===== Data listing

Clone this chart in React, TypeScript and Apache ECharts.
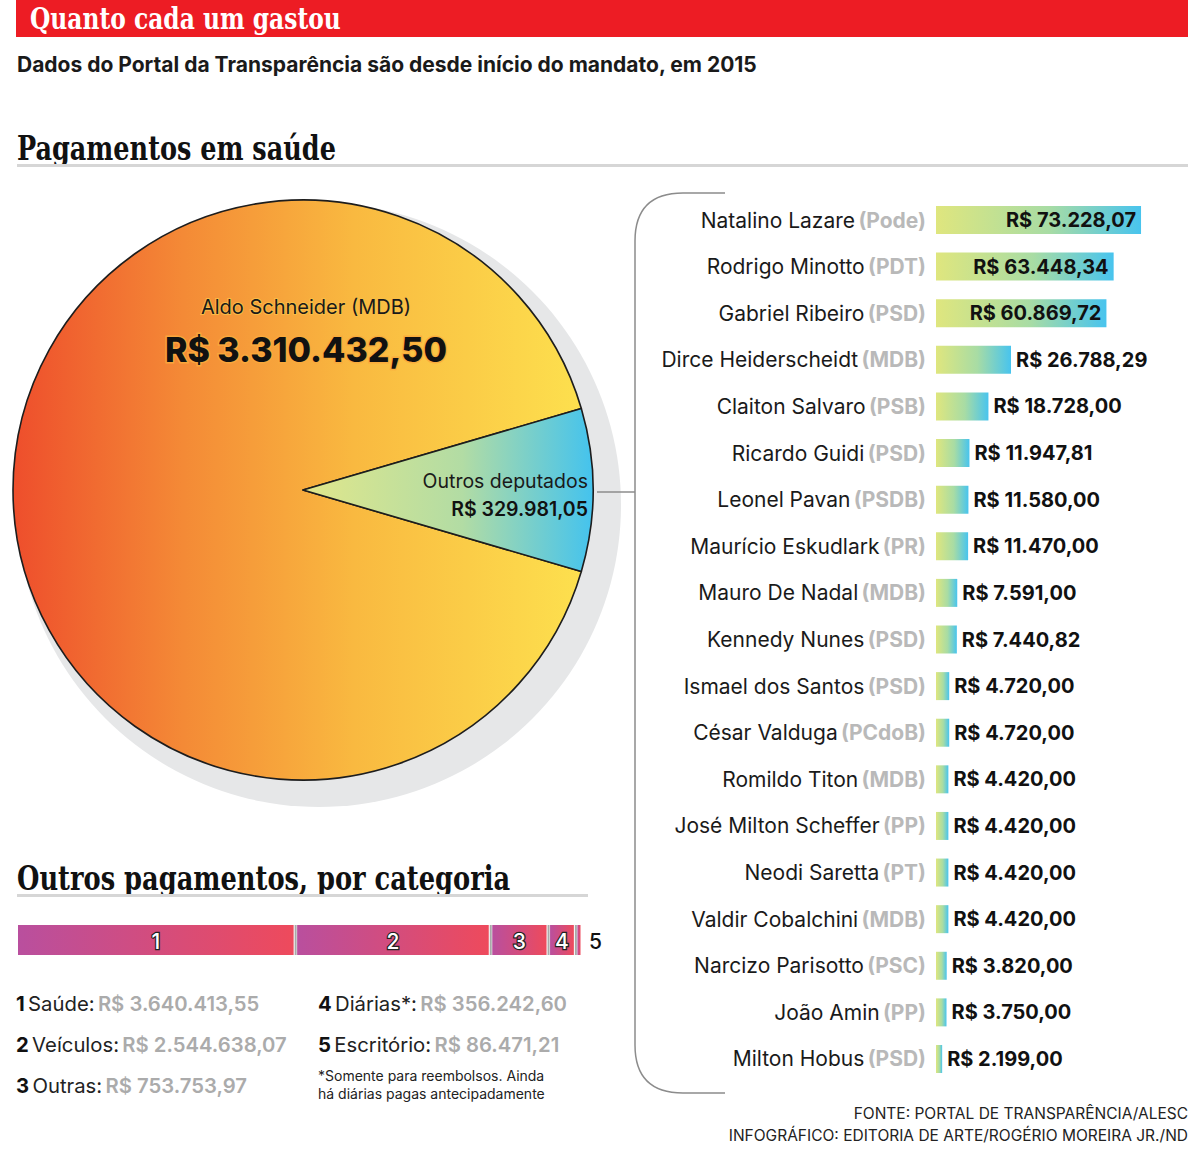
import React, { useEffect, useRef } from "react";
import * as echarts from "echarts";

// ---------- DATA ----------
const pieNames = ["Aldo Schneider (MDB)", "Outros deputados"];
const pieValues = [3310432.5, 329981.05];

const depNames = [
  "Natalino Lazare", "Rodrigo Minotto", "Gabriel Ribeiro", "Dirce Heiderscheidt",
  "Claiton Salvaro", "Ricardo Guidi", "Leonel Pavan", "Maurício Eskudlark",
  "Mauro De Nadal", "Kennedy Nunes", "Ismael dos Santos", "César Valduga",
  "Romildo Titon", "José Milton Scheffer", "Neodi Saretta", "Valdir Cobalchini",
  "Narcizo Parisotto", "João Amin", "Milton Hobus",
];
const depParties = [
  "Pode", "PDT", "PSD", "MDB", "PSB", "PSD", "PSDB", "PR", "MDB", "PSD", "PSD",
  "PCdoB", "MDB", "PP", "PT", "MDB", "PSC", "PP", "PSD",
];
const depValues = [
  73228.07, 63448.34, 60869.72, 26788.29, 18728.0, 11947.81, 11580.0, 11470.0,
  7591.0, 7440.82, 4720.0, 4720.0, 4420.0, 4420.0, 4420.0, 4420.0, 3820.0, 3750.0, 2199.0,
];

const catNames = ["Saúde", "Veículos", "Outras", "Diárias*", "Escritório"];
const catValues = [3640413.55, 2544638.07, 753753.97, 356242.6, 86471.21];

const titleText = "Quanto cada um gastou";
const subtitleText = "Dados do Portal da Transparência são desde início do mandato, em 2015";
const section1 = "Pagamentos em saúde";
const section2 = "Outros pagamentos, por categoria";
const noteText = "*Somente para reembolsos. Ainda\nhá diárias pagas antecipadamente";
const source1 = "FONTE: PORTAL DE TRANSPARÊNCIA/ALESC";
const source2 = "INFOGRÁFICO: EDITORIA DE ARTE/ROGÉRIO MOREIRA JR./ND";

// ---------- HELPERS ----------
function brl(v: number): string {
  const [i, d] = v.toFixed(2).split(".");
  return "R$ " + i.replace(/\B(?=(\d{3})+(?!\d))/g, ".") + "," + d;
}

const SANS = "Inter, 'Open Sans', 'Noto Sans', sans-serif";
const SLAB = "'DejaVu Serif Condensed', 'DejaVu Serif', serif";

let registered = false;
function registerShapes() {
  if (registered) return;
  registered = true;
  const d =
    "M725,193 L683,193 Q635,193 635,241 L635,1045 Q635,1093 683,1093 L725,1093";
  echarts.graphic.registerShape("bracket", echarts.graphic.extendPath(d, {}));
}

function heading(text: string, x: number, y: number, size: number, sx: number, fill: string) {
  return {
    type: "group",
    x,
    y,
    scaleX: sx,
    scaleY: 1,
    z: 2,
    children: [
      {
        type: "text",
        x: 0,
        y: 0,
        style: { text, fill, fontFamily: SLAB, fontWeight: 700, fontSize: size, verticalAlign: "middle" },
      },
    ],
  };
}

export default function App() {
  const ref = useRef<HTMLDivElement>(null);

  useEffect(() => {
    if (!ref.current) return;
    registerShapes();
    const chart = echarts.init(ref.current, null, { renderer: "svg" });

    const pieTotal = pieValues[0] + pieValues[1];
    const outrosAngle = (pieValues[1] / pieTotal) * 360;

    const catTotal = catValues.reduce((a, b) => a + b, 0);
    const catData: number[][] = [];
    let acc = 0;
    catValues.forEach((v, i) => {
      catData.push([acc, acc + v, i]);
      acc += v;
    });

    const barGradient = () =>
      new echarts.graphic.LinearGradient(0, 0, 1, 0, [
        { offset: 0, color: "#dfe67e" },
        { offset: 0.55, color: "#a8dca4" },
        { offset: 1, color: "#48c4ee" },
      ]);

    const legendItems: any[] = [];
    catNames.forEach((n, i) => {
      const col = i < 3 ? 0 : 1;
      const row = i < 3 ? i : i - 3;
      legendItems.push({
        type: "text",
        x: col === 0 ? 16 : 318,
        y: 1003 + row * 41,
        style: {
          text: `{n|${i + 1}} {l|${n}:} {v|${brl(catValues[i])}}`,
          verticalAlign: "middle",
          rich: {
            n: { fontFamily: SANS, fontSize: 20.3, fontWeight: 700, fill: "#111" },
            l: { fontFamily: SANS, fontSize: 20.3, fontWeight: 400, fill: "#222" },
            v: { fontFamily: SANS, fontSize: 20.3, fontWeight: 600, fill: "#ababab" },
          },
        },
      });
    });

    const option: any = {
      animation: false,
      backgroundColor: "#ffffff",
      graphic: [
        { type: "rect", z: 0, shape: { x: 16, y: 0, width: 1172, height: 37 }, style: { fill: "#ed1c24" } },
        heading(titleText, 30, 18, 29, 0.896, "#ffffff"),
        {
          type: "text", x: 17, y: 64,
          style: { text: subtitleText, fill: "#1a1a1a", fontFamily: SANS, fontWeight: 700, fontSize: 21, verticalAlign: "middle" },
        },
        heading(section1, 17, 148, 33, 0.86, "#111111"),
        { type: "rect", shape: { x: 17, y: 164, width: 1171, height: 3 }, style: { fill: "#d6d6d6" } },
        heading(section2, 17, 878, 33, 0.866, "#111111"),
        { type: "rect", shape: { x: 17, y: 894, width: 571, height: 3 }, style: { fill: "#d6d6d6" } },
        { type: "circle", z: 0, shape: { cx: 319, cy: 505, r: 302 }, style: { fill: "#e6e7e8" } },
        { type: "bracket", x: 0, y: 0, style: { stroke: "#8c8c8c", lineWidth: 1.5, fill: "none" } },
        { type: "line", shape: { x1: 597, y1: 492, x2: 635, y2: 492 }, style: { stroke: "#8c8c8c", lineWidth: 1.5 } },
        ...legendItems,
        {
          type: "text", x: 318, y: 1066,
          style: { text: noteText, fill: "#222", fontFamily: SANS, fontSize: 14, lineHeight: 18, verticalAlign: "top" },
        },
        {
          type: "text", x: 1188, y: 1113,
          style: { text: source1, fill: "#222", fontFamily: SANS, fontSize: 15.5, align: "right", verticalAlign: "middle" },
        },
        {
          type: "text", x: 1188, y: 1135,
          style: { text: source2, fill: "#222", fontFamily: SANS, fontSize: 15.5, align: "right", verticalAlign: "middle" },
        },
      ],
      grid: [
        { left: 936, top: 196.7, width: 224, height: 885.6, containLabel: false },
        { left: 18, top: 925, width: 566, height: 30, containLabel: false },
      ],
      xAxis: [
        { gridIndex: 0, type: "value", min: 0, max: 80000, show: false },
        { gridIndex: 1, type: "value", min: 0, max: catTotal, show: false },
      ],
      yAxis: [
        {
          gridIndex: 0,
          type: "category",
          inverse: true,
          data: depNames,
          axisLine: { show: false },
          axisTick: { show: false },
          axisLabel: {
            margin: 10,
            formatter: (v: string, i: number) => `{n|${v}} {p|(${depParties[i]})}`,
            rich: {
              n: { fontFamily: SANS, fontSize: 21, color: "#1a1a1a", fontWeight: 400 },
              p: { fontFamily: SANS, fontSize: 21, color: "#b9b9b9", fontWeight: 700 },
            },
          },
        },
        { gridIndex: 1, type: "value", min: 0, max: 1, show: false },
      ],
      series: [
        {
          type: "pie",
          z: 3,
          center: [303, 490],
          radius: 290,
          startAngle: -outrosAngle / 2,
          clockwise: true,
          silent: true,
          labelLine: { show: false },
          itemStyle: { borderColor: "#1d1d1d", borderWidth: 1.6 },
          data: [
            {
              name: pieNames[0],
              value: pieValues[0],
              itemStyle: {
                color: new echarts.graphic.LinearGradient(0, 0, 1, 0, [
                  { offset: 0, color: "#ee4e2c" },
                  { offset: 0.3, color: "#f48a36" },
                  { offset: 0.6, color: "#f9b940" },
                  { offset: 1, color: "#fde04e" },
                ]),
              },
              label: {
                show: true,
                position: "inside",
                formatter: (p: any) => `{a|${p.name}}\n{b|${brl(p.value)}}`,
                rich: {
                  a: { fontFamily: SANS, fontSize: 20, color: "#1a1a1a", lineHeight: 43, textBorderColor: "rgba(250,190,70,0.9)", textBorderWidth: 2 },
                  b: { fontFamily: SANS, fontSize: 34, fontWeight: 800, color: "#111", lineHeight: 43, textBorderColor: "rgba(250,170,60,0.9)", textBorderWidth: 3 },
                },
              },
            },
            {
              name: pieNames[1],
              value: pieValues[1],
              itemStyle: {
                color: new echarts.graphic.LinearGradient(0, 0, 1, 0, [
                  { offset: 0, color: "#e1e78b" },
                  { offset: 0.55, color: "#b2dca4" },
                  { offset: 1, color: "#44c3ee" },
                ]),
              },
              label: {
                show: true,
                position: "inside",
                formatter: (p: any) => `{a|${p.name}}\n{b|${brl(p.value)}}`,
                rich: {
                  a: { fontFamily: SANS, fontSize: 19.5, color: "#1a1a1a", lineHeight: 28, align: "right" },
                  b: { fontFamily: SANS, fontSize: 19.5, fontWeight: 600, color: "#111", lineHeight: 28, align: "right" },
                },
              },
            },
          ],
          labelLayout: (params: any) =>
            params.dataIndex === 0
              ? { x: 306, y: 328, align: "center", verticalAlign: "middle" }
              : { x: 588, y: 495, align: "right", verticalAlign: "middle" },
        },
        {
          type: "bar",
          xAxisIndex: 0,
          yAxisIndex: 0,
          barWidth: 28,
          silent: true,
          itemStyle: { color: barGradient() },
          data: depValues.map((v, i) => ({
            value: v,
            label: {
              show: true,
              position: i < 3 ? "insideRight" : "right",
              distance: 5,
              formatter: (p: any) => brl(p.value),
              fontFamily: SANS,
              fontSize: 20,
              fontWeight: 700,
              color: "#111",
            },
          })),
        },
        {
          type: "custom",
          xAxisIndex: 1,
          yAxisIndex: 1,
          silent: true,
          data: catData,
          renderItem: (params: any, api: any) => {
            const s = api.coord([api.value(0), 0]);
            const e = api.coord([api.value(1), 1]);
            const idx = api.value(2);
            const top = e[1];
            const h = s[1] - e[1];
            const w = e[0] - s[0];
            const last = idx === catValues.length - 1;
            return {
              type: "group",
              children: [
                {
                  type: "rect",
                  shape: { x: s[0], y: top, width: Math.max(w - 3.5, 1.5), height: h },
                  style: {
                    fill: new echarts.graphic.LinearGradient(0, 0, 1, 0, [
                      { offset: 0, color: "#b94f9e" },
                      { offset: 1, color: "#ee4a5c" },
                    ]),
                  },
                },
                last
                  ? { type: "rect", shape: { x: 0, y: 0, width: 0, height: 0 }, style: { fill: "none" } }
                  : {
                      type: "rect",
                      shape: { x: e[0] - 2.5, y: top, width: 2, height: h },
                      style: { fill: "#a9a9a9" },
                    },
                {
                  type: "text",
                  style: {
                    text: String(idx + 1),
                    x: last ? e[0] + 5 : s[0] + (w - 3.5) / 2,
                    y: top + h / 2 + 1,
                    align: last ? "left" : "center",
                    verticalAlign: "middle",
                    fontFamily: SANS,
                    fontSize: 21,
                    fontWeight: 500,
                    fill: last ? "#111" : "#ffffff",
                    stroke: last ? undefined : "#222",
                    lineWidth: last ? 0 : 2.5,
                  },
                },
              ],
            };
          },
        },
      ],
    };

    chart.setOption(option);
    return () => chart.dispose();
  }, []);

  return (
    <div
      ref={ref}
      style={{ position: "absolute", left: 0, top: 0, width: 1200, height: 1173, background: "#fff" }}
    />
  );
}
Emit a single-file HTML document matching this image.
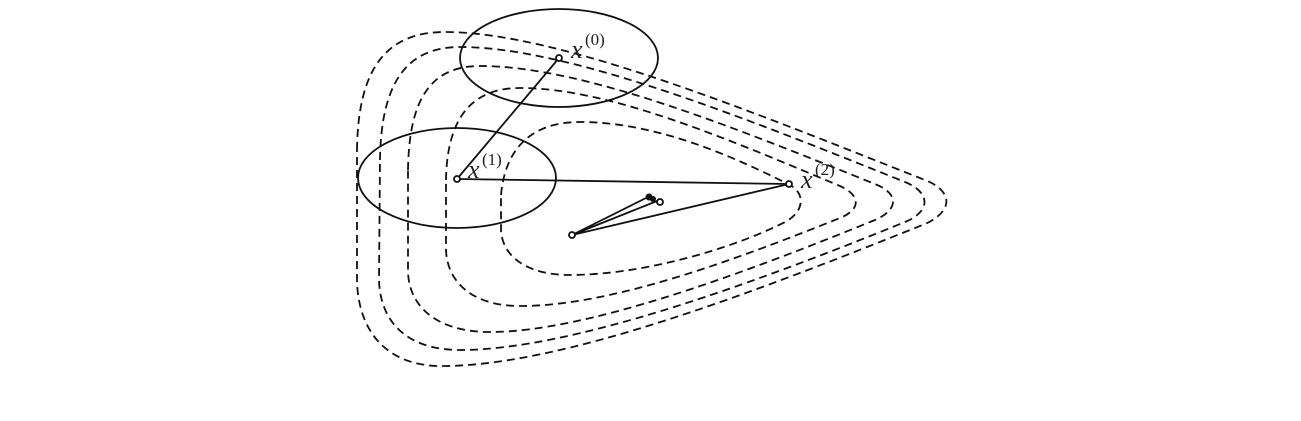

==========

What you will do:
Restate, line by line and word for word, everything from the top of the material through the line that contains "const pieValues = [3310432.5, 329981.05];". Leave pictures out.

Finished task:
Clone this chart in React, TypeScript and Apache ECharts.
import React, { useEffect, useRef } from "react";
import * as echarts from "echarts";

// ---------- DATA ----------
const pieNames = ["Aldo Schneider (MDB)", "Outros deputados"];
const pieValues = [3310432.5, 329981.05];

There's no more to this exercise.